Your goal
Exactly the lines from the one with "Write a LaTeX" through the one with "(junc) -- (232,388);" should be returned, both ends included and nothing else. Omit any pictures.
>>>>
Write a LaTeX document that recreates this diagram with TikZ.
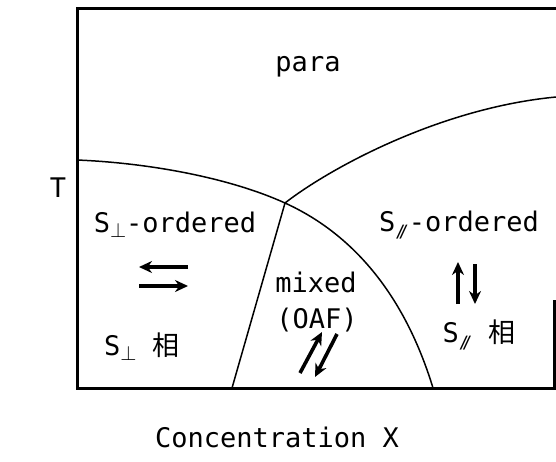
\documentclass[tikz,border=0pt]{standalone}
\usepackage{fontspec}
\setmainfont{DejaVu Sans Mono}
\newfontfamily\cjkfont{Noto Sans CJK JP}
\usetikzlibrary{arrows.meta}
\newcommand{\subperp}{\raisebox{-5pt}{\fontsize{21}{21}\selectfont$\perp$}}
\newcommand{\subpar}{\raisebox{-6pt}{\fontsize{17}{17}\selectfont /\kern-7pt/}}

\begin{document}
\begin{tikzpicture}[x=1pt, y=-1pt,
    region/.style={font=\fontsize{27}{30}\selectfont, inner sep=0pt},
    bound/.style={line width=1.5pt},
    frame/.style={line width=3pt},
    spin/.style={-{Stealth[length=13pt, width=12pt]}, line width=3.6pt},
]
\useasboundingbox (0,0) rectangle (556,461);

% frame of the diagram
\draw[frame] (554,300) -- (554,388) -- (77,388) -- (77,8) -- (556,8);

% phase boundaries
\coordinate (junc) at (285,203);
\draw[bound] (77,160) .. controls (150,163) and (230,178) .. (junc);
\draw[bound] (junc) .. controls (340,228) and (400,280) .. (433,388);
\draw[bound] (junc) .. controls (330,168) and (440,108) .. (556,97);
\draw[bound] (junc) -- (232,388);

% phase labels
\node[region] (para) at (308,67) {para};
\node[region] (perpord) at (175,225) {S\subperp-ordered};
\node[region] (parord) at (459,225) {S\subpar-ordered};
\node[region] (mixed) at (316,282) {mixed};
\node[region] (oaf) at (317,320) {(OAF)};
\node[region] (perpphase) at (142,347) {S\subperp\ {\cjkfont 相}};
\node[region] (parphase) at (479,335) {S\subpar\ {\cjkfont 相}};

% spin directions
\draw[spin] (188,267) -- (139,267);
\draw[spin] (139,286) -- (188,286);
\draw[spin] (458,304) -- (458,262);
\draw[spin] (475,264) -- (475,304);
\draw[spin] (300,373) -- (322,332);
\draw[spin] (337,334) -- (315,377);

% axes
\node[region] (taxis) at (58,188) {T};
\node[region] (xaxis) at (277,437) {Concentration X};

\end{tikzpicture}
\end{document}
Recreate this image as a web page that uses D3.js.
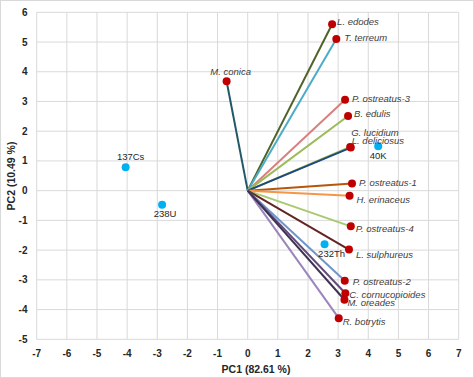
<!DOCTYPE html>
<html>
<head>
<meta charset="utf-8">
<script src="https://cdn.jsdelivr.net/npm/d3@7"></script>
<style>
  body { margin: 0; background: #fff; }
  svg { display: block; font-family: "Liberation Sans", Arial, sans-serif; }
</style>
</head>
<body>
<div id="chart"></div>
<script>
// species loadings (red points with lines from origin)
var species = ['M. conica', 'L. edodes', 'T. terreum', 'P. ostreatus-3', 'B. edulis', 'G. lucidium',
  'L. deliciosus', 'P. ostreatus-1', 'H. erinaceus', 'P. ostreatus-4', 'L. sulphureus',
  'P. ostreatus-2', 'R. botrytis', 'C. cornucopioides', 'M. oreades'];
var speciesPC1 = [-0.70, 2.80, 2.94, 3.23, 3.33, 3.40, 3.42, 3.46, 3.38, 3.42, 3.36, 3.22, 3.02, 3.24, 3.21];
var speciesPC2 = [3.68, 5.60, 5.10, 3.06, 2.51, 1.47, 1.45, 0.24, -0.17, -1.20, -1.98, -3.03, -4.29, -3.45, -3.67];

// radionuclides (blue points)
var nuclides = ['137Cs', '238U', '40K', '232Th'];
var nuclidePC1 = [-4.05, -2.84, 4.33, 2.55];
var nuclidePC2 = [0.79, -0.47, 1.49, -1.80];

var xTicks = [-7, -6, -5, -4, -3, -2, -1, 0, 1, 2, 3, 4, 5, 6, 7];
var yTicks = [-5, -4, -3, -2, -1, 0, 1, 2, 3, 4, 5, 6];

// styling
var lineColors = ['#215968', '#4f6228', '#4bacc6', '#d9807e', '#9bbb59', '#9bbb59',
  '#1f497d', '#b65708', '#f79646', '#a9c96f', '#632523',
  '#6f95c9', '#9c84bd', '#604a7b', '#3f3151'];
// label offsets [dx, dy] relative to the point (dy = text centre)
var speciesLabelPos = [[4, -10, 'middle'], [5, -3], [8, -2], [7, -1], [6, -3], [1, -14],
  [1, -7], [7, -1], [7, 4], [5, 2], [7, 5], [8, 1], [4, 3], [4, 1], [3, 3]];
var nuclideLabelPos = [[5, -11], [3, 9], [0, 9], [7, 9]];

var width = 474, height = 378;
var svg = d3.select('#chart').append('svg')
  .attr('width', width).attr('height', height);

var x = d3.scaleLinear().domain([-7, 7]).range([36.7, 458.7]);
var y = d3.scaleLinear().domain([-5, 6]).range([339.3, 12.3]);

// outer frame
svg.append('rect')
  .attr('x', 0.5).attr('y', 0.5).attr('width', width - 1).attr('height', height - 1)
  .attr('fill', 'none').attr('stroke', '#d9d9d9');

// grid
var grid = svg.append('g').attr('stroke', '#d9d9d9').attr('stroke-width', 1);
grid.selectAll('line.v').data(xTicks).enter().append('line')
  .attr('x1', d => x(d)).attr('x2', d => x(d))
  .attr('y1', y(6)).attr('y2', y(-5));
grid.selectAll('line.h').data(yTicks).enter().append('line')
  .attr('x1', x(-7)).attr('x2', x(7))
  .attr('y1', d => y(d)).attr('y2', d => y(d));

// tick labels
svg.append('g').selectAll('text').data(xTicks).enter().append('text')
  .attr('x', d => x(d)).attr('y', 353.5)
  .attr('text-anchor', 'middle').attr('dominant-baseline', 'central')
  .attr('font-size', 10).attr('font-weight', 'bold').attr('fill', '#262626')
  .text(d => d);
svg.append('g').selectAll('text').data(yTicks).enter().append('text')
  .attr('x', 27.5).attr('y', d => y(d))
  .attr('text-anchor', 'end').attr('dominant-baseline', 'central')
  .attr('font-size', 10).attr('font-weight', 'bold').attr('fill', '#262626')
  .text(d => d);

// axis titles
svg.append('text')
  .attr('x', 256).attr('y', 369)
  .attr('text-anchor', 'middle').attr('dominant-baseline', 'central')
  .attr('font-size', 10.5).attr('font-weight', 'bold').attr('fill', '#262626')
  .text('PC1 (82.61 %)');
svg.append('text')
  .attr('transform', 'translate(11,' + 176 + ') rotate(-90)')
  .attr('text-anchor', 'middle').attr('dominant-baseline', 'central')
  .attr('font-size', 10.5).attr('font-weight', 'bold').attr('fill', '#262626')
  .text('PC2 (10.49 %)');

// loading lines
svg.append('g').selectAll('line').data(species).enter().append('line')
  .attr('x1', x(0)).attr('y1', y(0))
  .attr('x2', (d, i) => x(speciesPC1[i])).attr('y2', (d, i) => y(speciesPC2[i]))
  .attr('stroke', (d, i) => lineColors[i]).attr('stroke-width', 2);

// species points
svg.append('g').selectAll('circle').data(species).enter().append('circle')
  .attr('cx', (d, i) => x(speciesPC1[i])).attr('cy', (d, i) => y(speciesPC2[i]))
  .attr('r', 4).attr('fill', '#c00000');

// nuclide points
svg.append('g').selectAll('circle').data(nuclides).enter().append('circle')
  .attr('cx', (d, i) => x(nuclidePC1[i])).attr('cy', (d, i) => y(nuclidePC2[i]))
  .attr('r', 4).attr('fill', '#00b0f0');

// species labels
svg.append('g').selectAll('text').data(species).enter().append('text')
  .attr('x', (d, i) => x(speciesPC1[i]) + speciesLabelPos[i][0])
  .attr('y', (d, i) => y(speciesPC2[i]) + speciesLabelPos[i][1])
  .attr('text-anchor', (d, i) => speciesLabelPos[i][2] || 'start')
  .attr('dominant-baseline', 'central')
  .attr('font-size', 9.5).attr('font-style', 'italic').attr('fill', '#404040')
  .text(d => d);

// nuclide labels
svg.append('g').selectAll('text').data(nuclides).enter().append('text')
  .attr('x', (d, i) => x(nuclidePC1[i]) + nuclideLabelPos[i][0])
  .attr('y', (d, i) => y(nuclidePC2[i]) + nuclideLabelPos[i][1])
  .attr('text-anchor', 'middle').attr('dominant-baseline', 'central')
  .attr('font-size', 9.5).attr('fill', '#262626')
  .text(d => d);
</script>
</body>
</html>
<<<<
>>>>
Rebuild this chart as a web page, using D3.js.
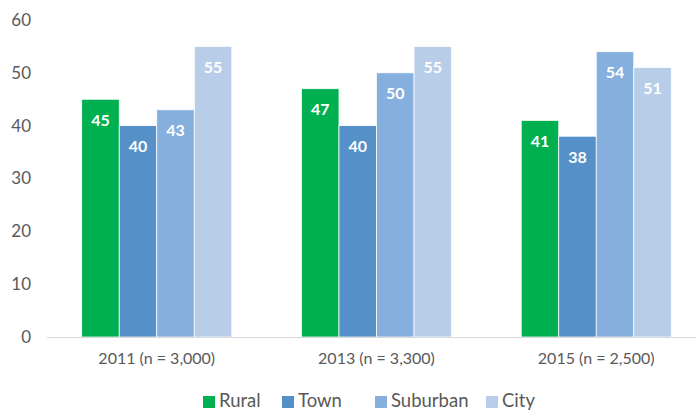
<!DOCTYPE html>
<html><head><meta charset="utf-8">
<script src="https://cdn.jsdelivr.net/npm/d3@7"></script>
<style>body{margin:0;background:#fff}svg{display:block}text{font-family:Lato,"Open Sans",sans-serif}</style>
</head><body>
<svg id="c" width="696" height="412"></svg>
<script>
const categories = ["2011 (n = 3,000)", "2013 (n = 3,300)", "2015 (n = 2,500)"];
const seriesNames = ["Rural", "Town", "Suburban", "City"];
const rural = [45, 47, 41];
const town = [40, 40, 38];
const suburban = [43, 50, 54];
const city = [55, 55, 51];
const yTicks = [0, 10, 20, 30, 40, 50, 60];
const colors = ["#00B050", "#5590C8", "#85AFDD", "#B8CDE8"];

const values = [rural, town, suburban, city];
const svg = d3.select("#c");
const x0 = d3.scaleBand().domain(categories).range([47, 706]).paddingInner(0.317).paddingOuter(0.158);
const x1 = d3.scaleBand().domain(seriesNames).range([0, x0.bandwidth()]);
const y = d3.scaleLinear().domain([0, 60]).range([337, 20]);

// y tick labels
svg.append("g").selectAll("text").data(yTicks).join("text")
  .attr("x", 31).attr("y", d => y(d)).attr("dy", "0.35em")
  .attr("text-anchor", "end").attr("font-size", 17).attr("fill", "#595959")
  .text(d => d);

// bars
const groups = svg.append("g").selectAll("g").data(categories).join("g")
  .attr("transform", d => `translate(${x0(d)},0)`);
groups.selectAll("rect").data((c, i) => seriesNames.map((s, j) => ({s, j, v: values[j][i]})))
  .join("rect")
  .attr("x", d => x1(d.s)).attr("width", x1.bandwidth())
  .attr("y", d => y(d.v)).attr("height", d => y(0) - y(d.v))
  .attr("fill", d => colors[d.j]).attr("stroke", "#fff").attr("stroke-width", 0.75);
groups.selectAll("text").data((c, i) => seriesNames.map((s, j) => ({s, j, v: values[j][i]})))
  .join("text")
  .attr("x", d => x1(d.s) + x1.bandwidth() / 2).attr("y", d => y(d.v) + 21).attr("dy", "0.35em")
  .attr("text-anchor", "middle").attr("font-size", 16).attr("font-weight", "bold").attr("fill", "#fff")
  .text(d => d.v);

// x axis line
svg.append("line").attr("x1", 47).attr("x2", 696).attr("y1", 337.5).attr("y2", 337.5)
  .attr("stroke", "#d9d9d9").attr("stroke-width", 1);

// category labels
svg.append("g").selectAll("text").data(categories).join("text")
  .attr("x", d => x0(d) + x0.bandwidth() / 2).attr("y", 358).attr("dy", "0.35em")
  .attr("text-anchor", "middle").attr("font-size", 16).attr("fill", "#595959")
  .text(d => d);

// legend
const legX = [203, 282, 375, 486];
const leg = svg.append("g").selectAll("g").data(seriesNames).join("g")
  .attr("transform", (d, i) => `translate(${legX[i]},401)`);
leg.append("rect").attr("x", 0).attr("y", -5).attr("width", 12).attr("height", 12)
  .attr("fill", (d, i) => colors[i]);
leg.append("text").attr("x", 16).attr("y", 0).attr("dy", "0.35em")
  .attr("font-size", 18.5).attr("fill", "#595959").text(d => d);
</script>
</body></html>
<<<<
>>>>
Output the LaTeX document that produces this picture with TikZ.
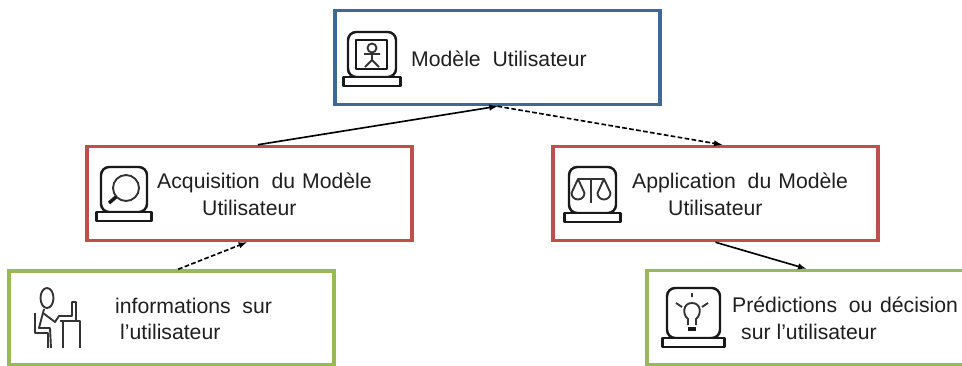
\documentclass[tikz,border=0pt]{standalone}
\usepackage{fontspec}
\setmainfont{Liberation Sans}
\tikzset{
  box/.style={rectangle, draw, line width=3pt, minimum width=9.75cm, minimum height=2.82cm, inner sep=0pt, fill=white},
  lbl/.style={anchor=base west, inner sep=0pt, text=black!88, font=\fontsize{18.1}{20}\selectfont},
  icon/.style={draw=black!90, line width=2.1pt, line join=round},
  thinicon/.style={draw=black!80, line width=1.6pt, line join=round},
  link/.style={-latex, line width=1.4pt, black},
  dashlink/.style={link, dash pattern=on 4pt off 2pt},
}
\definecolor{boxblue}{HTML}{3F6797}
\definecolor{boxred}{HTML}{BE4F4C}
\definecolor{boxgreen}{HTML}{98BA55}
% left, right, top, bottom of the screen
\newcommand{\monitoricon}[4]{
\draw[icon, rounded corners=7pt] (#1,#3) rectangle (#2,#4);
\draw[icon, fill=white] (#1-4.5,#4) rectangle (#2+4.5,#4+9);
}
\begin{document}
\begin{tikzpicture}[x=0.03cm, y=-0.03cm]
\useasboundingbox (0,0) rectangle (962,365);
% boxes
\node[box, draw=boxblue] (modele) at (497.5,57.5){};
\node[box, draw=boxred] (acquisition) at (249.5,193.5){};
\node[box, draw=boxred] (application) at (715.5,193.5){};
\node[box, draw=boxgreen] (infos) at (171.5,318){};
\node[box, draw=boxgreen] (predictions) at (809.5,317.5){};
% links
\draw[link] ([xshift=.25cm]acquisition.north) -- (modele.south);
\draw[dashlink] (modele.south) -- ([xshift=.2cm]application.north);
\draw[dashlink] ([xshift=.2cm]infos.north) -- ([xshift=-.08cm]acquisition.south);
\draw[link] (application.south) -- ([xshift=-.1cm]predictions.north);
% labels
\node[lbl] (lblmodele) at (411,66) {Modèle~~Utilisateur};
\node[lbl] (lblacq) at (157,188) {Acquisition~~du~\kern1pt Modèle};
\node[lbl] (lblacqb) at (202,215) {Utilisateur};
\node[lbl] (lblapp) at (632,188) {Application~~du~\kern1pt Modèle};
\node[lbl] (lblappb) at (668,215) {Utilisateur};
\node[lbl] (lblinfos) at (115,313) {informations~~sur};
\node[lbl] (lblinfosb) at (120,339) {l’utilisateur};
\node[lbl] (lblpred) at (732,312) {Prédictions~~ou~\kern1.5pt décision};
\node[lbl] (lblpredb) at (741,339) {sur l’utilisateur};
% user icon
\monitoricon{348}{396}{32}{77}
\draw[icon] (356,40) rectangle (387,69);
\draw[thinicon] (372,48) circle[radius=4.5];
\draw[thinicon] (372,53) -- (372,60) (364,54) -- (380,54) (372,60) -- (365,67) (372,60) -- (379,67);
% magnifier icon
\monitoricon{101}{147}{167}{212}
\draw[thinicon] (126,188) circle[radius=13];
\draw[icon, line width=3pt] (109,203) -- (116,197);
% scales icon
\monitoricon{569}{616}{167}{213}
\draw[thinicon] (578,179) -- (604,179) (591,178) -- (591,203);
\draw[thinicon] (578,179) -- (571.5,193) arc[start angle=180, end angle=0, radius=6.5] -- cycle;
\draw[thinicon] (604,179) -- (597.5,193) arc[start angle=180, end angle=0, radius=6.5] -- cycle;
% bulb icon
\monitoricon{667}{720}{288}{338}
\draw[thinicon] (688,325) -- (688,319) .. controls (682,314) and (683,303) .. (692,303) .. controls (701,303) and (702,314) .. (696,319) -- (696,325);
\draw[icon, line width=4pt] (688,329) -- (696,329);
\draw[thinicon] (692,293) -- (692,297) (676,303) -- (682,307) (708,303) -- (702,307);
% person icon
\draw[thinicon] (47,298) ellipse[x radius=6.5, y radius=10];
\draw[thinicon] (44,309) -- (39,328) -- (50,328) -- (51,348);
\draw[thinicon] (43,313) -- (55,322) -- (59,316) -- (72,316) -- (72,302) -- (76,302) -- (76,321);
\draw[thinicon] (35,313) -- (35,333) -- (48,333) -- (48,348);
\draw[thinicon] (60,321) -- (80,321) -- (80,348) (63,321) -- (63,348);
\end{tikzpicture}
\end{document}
<<<<
Solution for this problem
Write a LaTeX document that recreates this diagram with TikZ.
\documentclass[tikz,border=0pt]{standalone}
\usepackage{fontspec}
\setmainfont{DejaVu Sans Mono}
\newfontfamily\cjkfont{Noto Sans CJK JP}
\usetikzlibrary{arrows.meta}
\newcommand{\subperp}{\raisebox{-5pt}{\fontsize{21}{21}\selectfont$\perp$}}
\newcommand{\subpar}{\raisebox{-6pt}{\fontsize{17}{17}\selectfont /\kern-7pt/}}

\begin{document}
\begin{tikzpicture}[x=1pt, y=-1pt,
    region/.style={font=\fontsize{27}{30}\selectfont, inner sep=0pt},
    bound/.style={line width=1.5pt},
    frame/.style={line width=3pt},
    spin/.style={-{Stealth[length=13pt, width=12pt]}, line width=3.6pt},
]
\useasboundingbox (0,0) rectangle (556,461);

% frame of the diagram
\draw[frame] (554,300) -- (554,388) -- (77,388) -- (77,8) -- (556,8);

% phase boundaries
\coordinate (junc) at (285,203);
\draw[bound] (77,160) .. controls (150,163) and (230,178) .. (junc);
\draw[bound] (junc) .. controls (340,228) and (400,280) .. (433,388);
\draw[bound] (junc) .. controls (330,168) and (440,108) .. (556,97);
\draw[bound] (junc) -- (232,388);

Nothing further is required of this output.